Things you take for granted when you're not on the road #47: Your own room. And having the dorm-room to yourself for a night doesn’t even come close to scratching that itch. So when I check-in to Break Point Hostel in the wine-growing region of Mendoza with the two Canadian-kids from the overnight bus-ride and discover there is a tiny-but-solo-room off one of the dorms, do you think I snap it up? Do I what. Ah the simple luxury of being able to spread out your stuff in fearless-of-robbery-abandon.
But first let’s gather up the scene. I’ve come from southern Argentina to meet American overlander Chris, who's sellling his Kawasaki KLR 650 at the end of his ride down from Costa Rica. One of the many wonders of the online motorbike-touring site www.horizonsunlimited.com is this way of buying-and selling with other riders, and the timing has all just worked out perfectly for our rendezvous. Isn't that funny? I arrive a day or two prior to the scheduled transaction and settle into the place, with the bar and the restaurant on the premises, the huge public park and gardens down the road for running around, and the bbq and courtyard out the back. And all this combined with my own private residence makes this a little home-away-from-home which is why I ended up staying there there for close to two straight weeks.
10am. The morning of. I nervously awaited the purr of a 650 heading down the road towards the hostel. And then one does. And then 3. Chris rolls up with his posse of American-riders who step off KLRs and one motley-looking BMW all covered in dust and gear and stories it’s all just a bit goddam exciting aswell as a bit intimidating. And in amongst all the introductions and first impressions and banter of instant friends there she is, my new ride, I just know it.
Chris and I head out to lunch to raise a mendozian Malbec together and close the deal and it’s all settled but for three days of hanging with the yanks and being shown over the bike, the spares, and the bike registration paperwork. I couldn't have asked for a better handover. Any lingering gaps in my essential maintenance knowledge are plugged patiently right there by Chris on the footpath outside the hostel in that town in Argentina. There is just one, little, lingering, issue, which in my excitement and gratitude for finally having a touring bike I completely fail to recognise the significance of; the bike is in Chris’s name and registered in Costa Rica. With no way to change the ownership outside of Costa Rica. But hey, this is South America right, what could possibly happen? Everything will work out fine now, see, I have a bike! Eventually, despite an agonising hiccup-last-minute-hurdle trying to get enough cash out to pay for the bike (can’t withdraw the necessary funds from an ATM, no bank will issue the necessary funds, walking around 10 banks all morning seems to impact little on the situation) I finally get the keys and Chris gets on his bus. And with him gone. And the keys in my hand. And the bike parked outside.
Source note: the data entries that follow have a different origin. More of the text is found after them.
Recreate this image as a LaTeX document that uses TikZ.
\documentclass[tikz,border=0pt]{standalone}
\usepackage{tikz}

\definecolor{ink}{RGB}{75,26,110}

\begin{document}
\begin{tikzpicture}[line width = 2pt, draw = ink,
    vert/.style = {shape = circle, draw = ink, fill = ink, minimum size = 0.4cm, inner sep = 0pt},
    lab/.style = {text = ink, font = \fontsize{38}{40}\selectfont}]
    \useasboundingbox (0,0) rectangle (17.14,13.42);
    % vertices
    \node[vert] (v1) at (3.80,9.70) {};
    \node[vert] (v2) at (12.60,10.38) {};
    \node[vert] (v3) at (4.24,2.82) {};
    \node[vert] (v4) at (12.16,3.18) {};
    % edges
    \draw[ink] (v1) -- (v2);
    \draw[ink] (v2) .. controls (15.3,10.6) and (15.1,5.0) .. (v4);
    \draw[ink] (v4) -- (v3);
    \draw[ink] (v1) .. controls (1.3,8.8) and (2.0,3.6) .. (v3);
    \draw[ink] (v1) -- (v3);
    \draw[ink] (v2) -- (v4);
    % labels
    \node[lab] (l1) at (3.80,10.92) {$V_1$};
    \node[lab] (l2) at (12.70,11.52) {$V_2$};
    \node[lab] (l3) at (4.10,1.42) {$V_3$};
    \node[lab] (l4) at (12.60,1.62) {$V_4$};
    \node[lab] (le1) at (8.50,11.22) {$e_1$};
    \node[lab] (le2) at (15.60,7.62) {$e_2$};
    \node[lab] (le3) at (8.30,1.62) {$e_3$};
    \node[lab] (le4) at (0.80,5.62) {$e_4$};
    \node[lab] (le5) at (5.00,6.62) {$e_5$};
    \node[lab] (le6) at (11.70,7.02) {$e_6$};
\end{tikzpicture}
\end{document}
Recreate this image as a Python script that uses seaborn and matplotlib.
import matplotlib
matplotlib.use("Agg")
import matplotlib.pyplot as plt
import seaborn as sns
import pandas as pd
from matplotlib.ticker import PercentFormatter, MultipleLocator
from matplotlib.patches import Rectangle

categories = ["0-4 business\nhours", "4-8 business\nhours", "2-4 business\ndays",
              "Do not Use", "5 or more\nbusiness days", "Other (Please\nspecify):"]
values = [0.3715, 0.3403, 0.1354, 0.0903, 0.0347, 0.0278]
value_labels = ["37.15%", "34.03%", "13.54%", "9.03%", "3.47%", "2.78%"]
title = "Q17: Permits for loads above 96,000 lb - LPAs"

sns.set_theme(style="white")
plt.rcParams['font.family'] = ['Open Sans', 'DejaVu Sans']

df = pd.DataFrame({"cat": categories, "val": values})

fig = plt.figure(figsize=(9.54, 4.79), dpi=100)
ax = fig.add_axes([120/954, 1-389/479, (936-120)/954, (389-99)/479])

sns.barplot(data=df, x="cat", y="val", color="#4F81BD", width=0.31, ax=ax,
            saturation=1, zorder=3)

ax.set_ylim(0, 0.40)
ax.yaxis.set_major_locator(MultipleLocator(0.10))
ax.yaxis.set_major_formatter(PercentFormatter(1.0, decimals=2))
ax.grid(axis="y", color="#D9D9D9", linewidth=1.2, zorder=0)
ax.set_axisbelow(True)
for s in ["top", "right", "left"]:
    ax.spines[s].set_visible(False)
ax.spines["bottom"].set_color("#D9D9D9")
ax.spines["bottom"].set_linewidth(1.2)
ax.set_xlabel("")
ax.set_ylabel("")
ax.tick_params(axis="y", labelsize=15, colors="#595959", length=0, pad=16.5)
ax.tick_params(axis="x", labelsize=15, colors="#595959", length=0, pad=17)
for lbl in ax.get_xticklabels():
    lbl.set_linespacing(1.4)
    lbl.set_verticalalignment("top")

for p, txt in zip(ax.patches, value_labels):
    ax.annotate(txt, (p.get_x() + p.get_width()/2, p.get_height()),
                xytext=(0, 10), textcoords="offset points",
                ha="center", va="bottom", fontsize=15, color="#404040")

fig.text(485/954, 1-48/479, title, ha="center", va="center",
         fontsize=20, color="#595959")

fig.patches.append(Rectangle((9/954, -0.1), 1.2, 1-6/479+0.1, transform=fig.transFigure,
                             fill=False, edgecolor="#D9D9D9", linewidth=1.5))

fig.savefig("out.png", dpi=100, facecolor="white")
I guess this means that ride is mine.
The hostel-kids and I asado-bbq out in the backyard most nights after I hunt extra spares by day with Ricardo my mate from Santiago who's passing through on his way up north on his own overland. I get the bike serviced and a further education by legend-mechanic Tulio who Ricardo manages to stumble across by great-good-fortune. And by the time you do all of that, celebrate the passing of another year, pack-up that one little bedroom of yours, get crunk and decide to delay the departure for just one more day. Well, two weeks have passed.
1. (verb) to love, feel pity, feel concern for, feel compassion, empathise. Ladies and gentlemen, may I please introduce to you Aroha Ngaire, my trusty steed for the rest of this tale and the journey to come. I cut out a stencil and spray-paint-ink her name on the side of the tank, Aroha, and saddle up for the first leg northbound. And I swear she’s stamping the ground impatiently as I to-and-fro with gear and fuss and strap too much shit on the back and it's like what-fuck's-taking-so-long. I know I know I’m sorry we should have left yesterday but papa-bear had a hangover.
And we roll outta town and into the very first day of the rest of this South American adventure.